The Snare of Escapism | Dissident Voice

Many things in modern life have an epicurean appeal, a flare that even the most ascetic among us may be hard done by to resist. While it is certainly true that a contemporary, urbanised life demands much of us, sometimes to the point of inducing breakage, this same life also affords us much time to indulge in activities and offerings that were proscribed to our agrarian forebearers. The homestead, with its round-the-clock duties and chores, akin to the care of an infant that a parent must provide, was no friend to a life of leisure and indulgence. But to the extent that some of us modern humans, presently, take our penchants for self-satisfaction is an overshoot into the territory of decadence and self-harm, unwitting as it may be.

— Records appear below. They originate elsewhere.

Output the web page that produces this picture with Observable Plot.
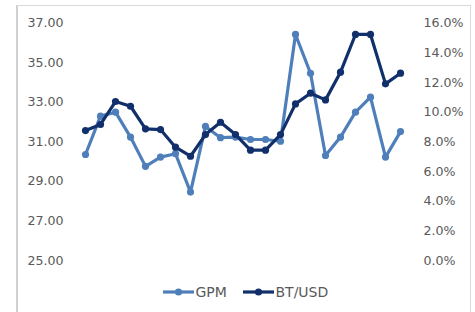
<!DOCTYPE html>
<html><head><meta charset="utf-8">
<script src="https://cdn.jsdelivr.net/npm/d3@7"></script>
<script src="https://cdn.jsdelivr.net/npm/@observablehq/plot@0.6"></script>
<style>
html,body{margin:0;padding:0;background:#fff;}
#wrap{position:relative;width:475px;height:312px;overflow:hidden;font-family:"DejaVu Sans",sans-serif;}
#frame{position:absolute;left:16px;top:5px;width:455px;height:340px;border:1px solid #d9d9d9;border-left:2px solid #d0d0d0;box-sizing:border-box;}
#chart{position:absolute;left:0;top:0;}
#legend{position:absolute;left:0;top:0;width:475px;height:312px;pointer-events:none;}
.item{position:absolute;top:283px;height:18px;display:flex;align-items:center;font-size:14px;color:#595959;}
.item svg{margin-right:2px;}
</style></head>
<body>
<div id="wrap">
  <div id="frame"></div>
  <div id="chart"></div>
  <div id="legend"></div>
</div>
<script>
// categories (periods; no labels shown on the x axis)
const periods = [1,2,3,4,5,6,7,8,9,10,11,12,13,14,15,16,17,18,19,20,21,22];
// GPM (left axis)
const gpm = [30.36,32.30,32.50,31.24,29.76,30.23,30.40,28.46,31.78,31.21,31.24,31.12,31.12,31.03,36.43,34.47,30.31,31.24,32.50,33.26,30.23,31.52];
// BT/USD (right axis, %)
const btUsd = [8.76,9.17,10.72,10.40,8.88,8.83,7.64,7.03,8.49,9.32,8.49,7.44,7.44,8.49,10.56,11.28,10.83,12.70,15.24,15.24,11.91,12.63];
// tick labels
const leftTicks = [25,27,29,31,33,35,37];
const rightTicks = [0,2,4,6,8,10,12,14,16];
const seriesNames = ["GPM","BT/USD"];
const colors = {"GPM":"#4f7fba","BT/USD":"#11306b"};

// right axis maps 0–16% onto left 25–37
const pctToLeft = p => 25 + p * 12 / 16;

const rows = periods.map((p, i) => ({period: p, gpm: gpm[i], bt: pctToLeft(btUsd[i])}));

const chart = Plot.plot({
  width: 475,
  height: 276,
  marginLeft: 77.5,
  marginRight: 67.5,
  marginTop: 22.7,
  marginBottom: 16,
  x: {type: "point", domain: periods, padding: 0.5, axis: null},
  y: {domain: [25, 37], axis: null},
  style: {fontFamily: "'DejaVu Sans', sans-serif", fontSize: "12.6px", color: "#595959", background: "transparent", overflow: "visible"},
  marks: [
    Plot.axisY(leftTicks, {anchor: "left", tickSize: 0, tickPadding: 14.5, tickFormat: d => d.toFixed(2), fill: "#595959"}),
    Plot.axisY(rightTicks.map(pctToLeft), {anchor: "right", tickSize: 0, tickPadding: 15.5, tickFormat: d => ((d - 25) * 16 / 12).toFixed(1) + "%", fill: "#595959"}),
    Plot.line(rows, {x: "period", y: "gpm", stroke: colors["GPM"], strokeWidth: 3.2, strokeLinejoin: "round"}),
    Plot.dot(rows, {x: "period", y: "gpm", fill: colors["GPM"], r: 3.6}),
    Plot.line(rows, {x: "period", y: "bt", stroke: colors["BT/USD"], strokeWidth: 3.2, strokeLinejoin: "round"}),
    Plot.dot(rows, {x: "period", y: "bt", fill: colors["BT/USD"], r: 3.6})
  ]
});
document.getElementById("chart").appendChild(chart);

// legend
const legend = document.getElementById("legend");
const lefts = [162.5, 242.5];
seriesNames.forEach((name, i) => {
  const c = colors[name];
  const div = document.createElement("div");
  div.className = "item";
  div.style.left = lefts[i] + "px";
  div.innerHTML = `<svg width="31" height="10"><line x1="0" y1="5" x2="31" y2="5" stroke="${c}" stroke-width="3.2"/><circle cx="15.5" cy="5" r="3.6" fill="${c}"/></svg><span>${name}</span>`;
  legend.appendChild(div);
});
</script>
</body></html>
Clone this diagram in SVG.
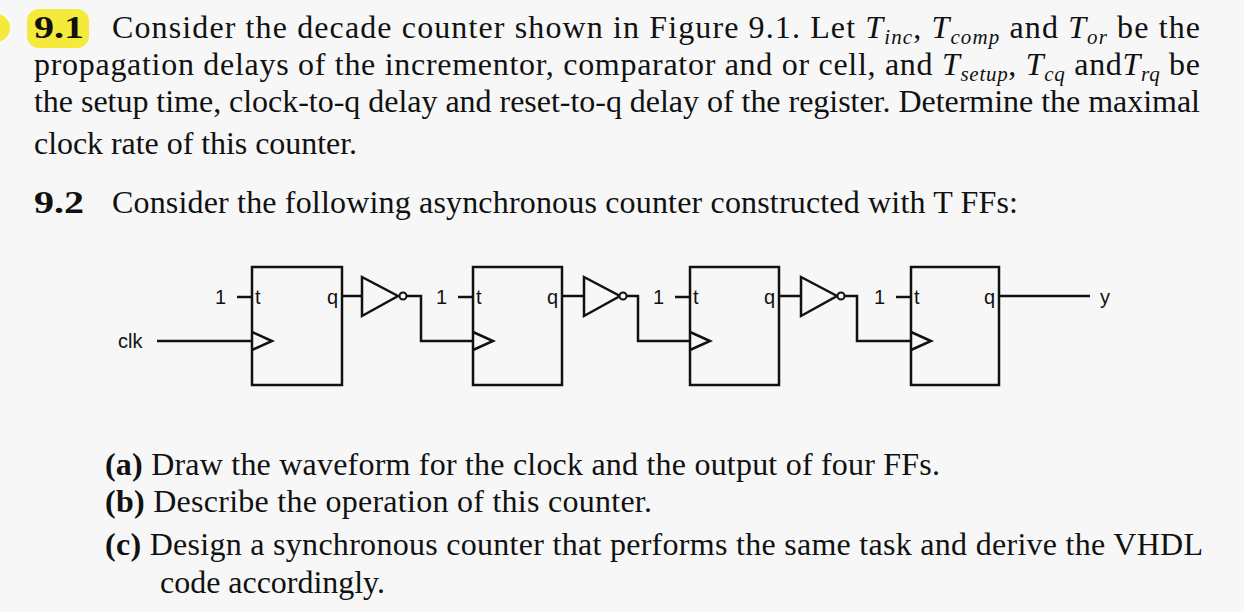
<svg xmlns="http://www.w3.org/2000/svg" width="1244" height="612" viewBox="0 0 1244 612">
<style>
.t{font-family:"Liberation Serif","Times New Roman",serif;font-size:32px;fill:#111}
.b{font-weight:bold}
.i{font-style:italic}
.s{font-size:21px;font-style:italic}
.c{font-family:"Liberation Sans",Arial,sans-serif;font-size:20px;fill:#111}
.w{fill:none;stroke:#111;stroke-width:2.5}
</style>
<rect width="1244" height="612" fill="#f7f7f7"/>
<circle cx="-4" cy="28" r="14" fill="#f5ea3c"/>
<rect x="27" y="9" width="62" height="39" rx="12" fill="#f5ea3c"/>
<g id="text">
<text class="t b" x="34" y="38" textLength="50" lengthAdjust="spacingAndGlyphs">9.1</text>
<text class="t" x="112" y="38" textLength="1088" lengthAdjust="spacing">Consider the decade counter shown in Figure 9.1. Let <tspan class="i">T</tspan><tspan class="s" dy="6">inc</tspan><tspan dy="-6">, </tspan><tspan class="i">T</tspan><tspan class="s" dy="6">comp</tspan><tspan dy="-6"> and </tspan><tspan class="i">T</tspan><tspan class="s" dy="6">or</tspan><tspan dy="-6"> be the</tspan></text>
<text class="t" x="34" y="75" textLength="1166" lengthAdjust="spacing">propagation delays of the incrementor, comparator and or cell, and <tspan class="i">T</tspan><tspan class="s" dy="6">setup</tspan><tspan dy="-6">, </tspan><tspan class="i">T</tspan><tspan class="s" dy="6">cq</tspan><tspan dy="-6"> and</tspan><tspan class="i">T</tspan><tspan class="s" dy="6">rq</tspan><tspan dy="-6"> be</tspan></text>
<text class="t" x="34" y="112" textLength="1166" lengthAdjust="spacing">the setup time, clock-to-q delay and reset-to-q delay of the register. Determine the maximal</text>
<text class="t" x="34" y="154" textLength="323" lengthAdjust="spacing">clock rate of this counter.</text>
<text class="t b" x="34" y="213" textLength="50" lengthAdjust="spacingAndGlyphs">9.2</text>
<text class="t" x="112" y="213" textLength="906" lengthAdjust="spacing">Consider the following asynchronous counter constructed with T FFs:</text>
<text class="t" x="105" y="475" textLength="835" lengthAdjust="spacing"><tspan class="b">(a)</tspan> Draw the waveform for the clock and the output of four FFs.</text>
<text class="t" x="105" y="512" textLength="547" lengthAdjust="spacing"><tspan class="b">(b)</tspan> Describe the operation of this counter.</text>
<text class="t" x="105" y="555" textLength="1098" lengthAdjust="spacing"><tspan class="b">(c)</tspan> Design a synchronous counter that performs the same task and derive the VHDL</text>
<text class="t" x="160" y="593" textLength="225" lengthAdjust="spacing">code accordingly.</text>
</g>
<g id="ff1">
<rect class="w" x="252" y="267" width="90" height="118"/>
<path class="w" d="M252 332 L272 341 L252 350"/>
<text class="c" x="255" y="304">t</text><text class="c" x="327" y="304">q</text>
<text class="c" x="215" y="304">1</text>
</g>
<g id="ff2">
<rect class="w" x="473" y="267" width="89" height="118"/>
<path class="w" d="M473 332 L493 341 L473 350"/>
<text class="c" x="476" y="304">t</text><text class="c" x="547" y="304">q</text>
<text class="c" x="436" y="304">1</text>
</g>
<g id="ff3">
<rect class="w" x="690" y="267" width="89" height="118"/>
<path class="w" d="M690 332 L710 341 L690 350"/>
<text class="c" x="693" y="304">t</text><text class="c" x="764" y="304">q</text>
<text class="c" x="653" y="304">1</text>
</g>
<g id="ff4">
<rect class="w" x="911" y="267" width="88" height="118"/>
<path class="w" d="M911 332 L931 341 L911 350"/>
<text class="c" x="914" y="304">t</text><text class="c" x="984" y="304">q</text>
<text class="c" x="874" y="304">1</text>
</g>
<g id="inv1"><path class="w" d="M362 277 L398 296 L362 316 Z"/><circle cx="403" cy="296" r="3.5" fill="#f7f7f7" stroke="#111" stroke-width="2"/></g>
<g id="inv2"><path class="w" d="M584 277 L620 296 L584 316 Z"/><circle cx="623" cy="296" r="3.5" fill="#f7f7f7" stroke="#111" stroke-width="2"/></g>
<g id="inv3"><path class="w" d="M801 277 L837 296 L801 316 Z"/><circle cx="841" cy="296" r="3.5" fill="#f7f7f7" stroke="#111" stroke-width="2"/></g>
<g id="labels">
<text class="c" x="118" y="348">clk</text>
<text class="c" x="1100" y="304">y</text>
</g>
<g id="connectors">
<path class="w" d="M157 341 H252"/>
<path class="w" d="M237 297 H252 M458 297 H473 M675 297 H690 M896 297 H911"/>
<path class="w" d="M342 296 H362 M562 296 H584 M779 296 H801"/>
<path class="w" d="M407 296 H421 V341 H473"/>
<path class="w" d="M627 296 H638 V341 H690"/>
<path class="w" d="M845 296 H857 V341 H911"/>
<path class="w" d="M999 296 H1090"/>
</g>
</svg>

All cultures have their rites, rituals and ceremonies in celebration of things, from the ordinary to the auspicious. One common event among some of the most lasting and prosperous cultures was, and remains, the celebration of the harvest at the end of the growing season. This was a time of merriment and appreciation for the bounty reaped from the collective efforts of all those in the community. Celebrations could include anything from the sharing and distribution of annual crops, the sharing of fermented drinks, folk dance, theatre and song, and fireworks displays. When one considers the many arduous forms of work involved in farming, it only makes sense that people would rejoice at its end-stage.